Dass unbedarfte Millennials diesen Unsinn teilen, löste weltweit Wirbel aus. Der britische «Guardian», der den Text in voller Länge publiziert hatte, löschte ihn umgehend, der «Spiegel» staunt entsetzt: «Junge Menschen bewerben plötzlich Al-Qaida-Propaganda und rechtfertigen Gewalt.» Die Episode lässt den Nachwuchs schlecht dastehen, inklusive der irrlichternden Klima-Ikone Greta Thunberg im Palästinensertuch. Das Image der Generation Z ist ohnehin im Keller: Mit frisiertem Linkedin-Profil, Medienabstinenz und 170-Zeichen-Intellekt frönen sie der Zwanzig-Stunden-Woche und wollen mit 20 Millionär sein.

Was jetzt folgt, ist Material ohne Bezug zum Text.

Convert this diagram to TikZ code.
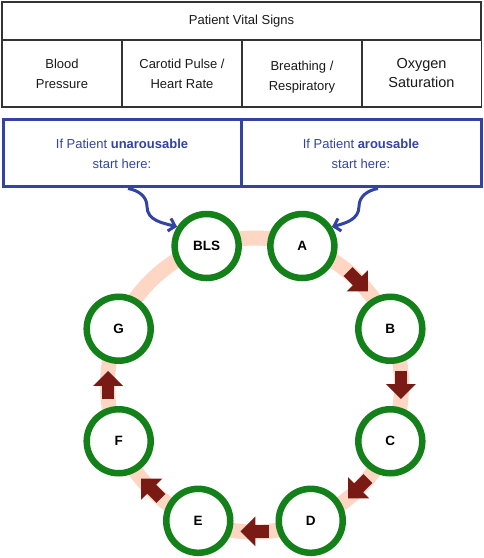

Die Vorwürfe sind unfair. Vor zwei, drei Generationen verherrlichten Jugendliche Chinas «Grossen Steuermann» Mao, der für bis zu 80 Millionen Tote verantwortlich gemacht wird. Andere Helden des damals angeblich so hochgebildeten Nachwuchses hiessen Lenin oder Trotzki. Später schwappte diese Sowjet-Nostalgie in die Popkultur über.

Heute sind die Verursacher der grössten Schwierigkeiten an den Schulen oft nicht die Schüler, sondern ihre Eltern. Auch die zahlreichen Integrationsprobleme gehen auf eine Migrationspolitik zurück, die keineswegs von den Junioren gemacht wurde. Weltanschaulichen Käse verbreiten überdies nicht nur Junge auf Tiktok, sondern in allerlei Publikationen auch grau melierte Bildungsphilister und Salonfaschisten im besten Alter, unbedarfte Gehilfen totalitärer Mächte.

Hoffnung kommt eher von der nächsten Generation. Osama bin Laden ist tot.